Clearly the military council, not the parliamentary speaker, is the country’s authority at the moment. Suleiman may or may not have a role — he is a former general and intelligence chief, but left the military when he became vice president. He did not participate in the military council’s meeting on Thursday.

The most likely scenario, one Egyptian protest leaders seem to be taking for granted, is that the military council intends to accept the popular call for democracy, and will now organize a transition. It issued a statement this morning, before Mubarak’s resignation, that promised democratic elections and the eventual lifting of an emergency law that is the foundation of the old autocracy. But the statement also appeared to back the positions of Mubarak and Suleiman Thursday night.
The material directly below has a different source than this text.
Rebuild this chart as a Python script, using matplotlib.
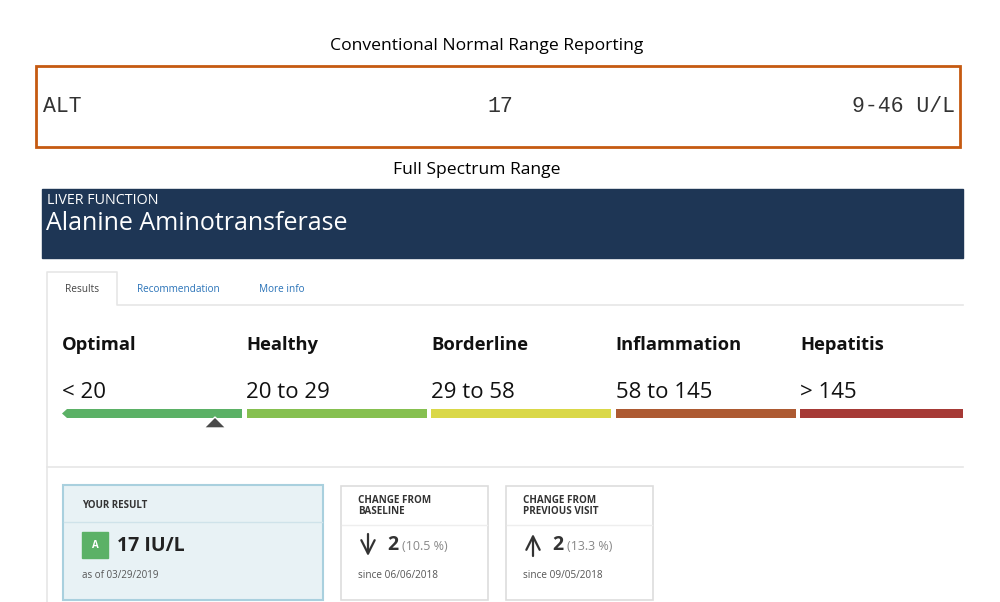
import matplotlib
matplotlib.use('Agg')
from matplotlib import pyplot as plt
from matplotlib.patches import Rectangle, Polygon

# ------------------------------ data ------------------------------
test_name = 'ALT'
test_value = 17
normal_range = '9-46 U/L'

categories = ['Optimal', 'Healthy', 'Borderline', 'Inflammation', 'Hepatitis']
ranges = ['< 20', '20 to 29', '29 to 58', '58 to 145', '> 145']
range_lo = [0, 20, 29, 58, 145]
range_hi = [20, 29, 58, 145, 300]
colors = ['#5bb166', '#86c050', '#dad848', '#ad5a32', '#a63a36']

result_unit = 'IU/L'
result_date = '03/29/2019'
changes = [('CHANGE FROM\nBASELINE', 'down', 2, 10.5, '06/06/2018'),
           ('CHANGE FROM\nPREVIOUS VISIT', 'up', 2, 13.3, '09/05/2018')]

SANS = ['Open Sans', 'DejaVu Sans']
MONO = ['Liberation Mono', 'DejaVu Sans Mono']

fig = plt.figure(figsize=(10, 6.02), dpi=100)
ax = fig.add_axes([0, 0, 1, 1])
ax.set_xlim(0, 1000)
ax.set_ylim(602, 0)
ax.axis('off')

# ------------------------------ conventional box ------------------------------
ax.text(487, 46, 'Conventional Normal Range Reporting', ha='center', va='center',
        fontsize=12.6, family=SANS)
ax.add_patch(Rectangle((36, 66), 924, 81, fill=False, ec='#c55a11', lw=2))
ax.text(43, 107, test_name, ha='left', va='center', fontsize=15.5, family=MONO, color='#333333')
ax.text(500, 106, str(test_value), ha='center', va='center', fontsize=15.5, family=MONO, color='#333333')
ax.text(955, 107, normal_range, ha='right', va='center', fontsize=15.5, family=MONO, color='#333333')

# ------------------------------ full spectrum ------------------------------
ax.text(477, 170, 'Full Spectrum Range', ha='center', va='center', fontsize=12.6, family=SANS)
ax.add_patch(Rectangle((42, 189), 921, 69, color='#1e3655'))
ax.text(47, 200, 'LIVER FUNCTION', ha='left', va='center', fontsize=10.3, color='white', family=SANS)
ax.text(46, 223, 'Alanine Aminotransferase', ha='left', va='center', fontsize=18, color='white', family=SANS)

# tabs
grey = '#e6e6e6'
ax.plot([47, 47, 117, 117, 963], [602, 272, 272, 305, 305], color=grey, lw=1.2)
ax.text(82, 290, 'Results', ha='center', va='center', fontsize=7.3, color='#444444', family=SANS)
ax.text(137, 290, 'Recommendation', ha='left', va='center', fontsize=7.2, color='#2a73b8', family=SANS)
ax.text(259, 290, 'More info', ha='left', va='center', fontsize=7.2, color='#2a73b8', family=SANS)

# spectrum bar
seg_x0, seg_step, seg_w = 62, 184.5, 180
for i, (cat, rng, col) in enumerate(zip(categories, ranges, colors)):
    x0 = seg_x0 + i * seg_step
    w = seg_w if i < len(categories) - 1 else 963 - x0
    ax.text(x0, 345, cat, ha='left', va='center', fontsize=13.2, fontweight='bold', family=SANS, color='#111111')
    ax.text(x0, 392, rng, ha='left', va='center', fontsize=16, family=SANS, color='#111111')
    if i == 0:
        ax.add_patch(Polygon([(x0, 413.5), (x0 + 5, 409), (x0 + w, 409), (x0 + w, 418), (x0 + 5, 418)],
                             closed=True, color=col, lw=0))
    else:
        ax.add_patch(Rectangle((x0, 409), w, 9, color=col, lw=0))

# marker for result within its band
band = [i for i in range(len(range_lo)) if range_lo[i] <= test_value < range_hi[i]][0]
mx = seg_x0 + band * seg_step + seg_w * (test_value - range_lo[band]) / (range_hi[band] - range_lo[band])
ax.add_patch(Polygon([(mx - 11, 428), (mx, 417), (mx + 11, 428)], closed=True,
                     fc='#4a4a4a', ec='white', lw=1))

ax.plot([47, 963], [467, 467], color=grey, lw=1.2)

# ------------------------------ result cards ------------------------------
ax.add_patch(Rectangle((63, 485), 260, 115, fc='#e8f2f5', ec='#a9d0de', lw=1.5))
ax.plot([64, 322], [522, 522], color='#cfe3ea', lw=1)
ax.text(82, 505, 'YOUR RESULT', ha='left', va='center', fontsize=7, fontweight='bold',
        color='#333333', family=SANS)
ax.add_patch(Rectangle((82, 532), 26, 26, color=colors[band]))
ax.text(95, 545, 'A', ha='center', va='center', fontsize=7, fontweight='bold', color='white', family=SANS)
ax.text(117, 546, f'{test_value} {result_unit}', ha='left', va='center', fontsize=14,
        fontweight='bold', color='#222222', family=SANS)
ax.text(82, 575, f'as of {result_date}', ha='left', va='center', fontsize=7, color='#555555', family=SANS)

for k, (title, direction, delta, pct, since) in enumerate(changes):
    cx = 341 + k * 165
    ax.add_patch(Rectangle((cx, 486), 147, 114, fc='white', ec='#dddddd', lw=1.2))
    ax.plot([cx + 1, cx + 146], [525, 525], color='#eeeeee', lw=1)
    ax.text(cx + 17, 506, title, ha='left', va='center', fontsize=7.1, fontweight='bold',
            color='#333333', family=SANS, linespacing=0.9)
    arr_x = cx + 27
    start, end = (534, 556) if direction == 'down' else (556, 534)
    ax.annotate('', xy=(arr_x, end), xytext=(arr_x, start),
                arrowprops=dict(arrowstyle='->', color='#333333', lw=1.6, mutation_scale=24,
                                shrinkA=0, shrinkB=0))
    ax.text(cx + 46, 545, str(delta), ha='left', va='center', fontsize=14, fontweight='bold',
            color='#333333', family=SANS)
    ax.text(cx + 61, 546, f'({pct} %)', ha='left', va='center', fontsize=9, color='#888888', family=SANS)
    ax.text(cx + 17, 575, f'since {since}', ha='left', va='center', fontsize=7.2, color='#555555', family=SANS)

fig.savefig('out.png', dpi=100)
Opposition leader Mohammed ElBaradei told CNN in an interview that he believes Suleiman as well as Mubarak are now out of power and that the military council will soon reach out to the opposition forces. But neither he nor Egyptian Arab League chief Amr Moussa, who also spoke to CNN, seemed to know for sure who among the generals was in charge and what their intentions were. Let’s hope the “good coup” expectations are correct.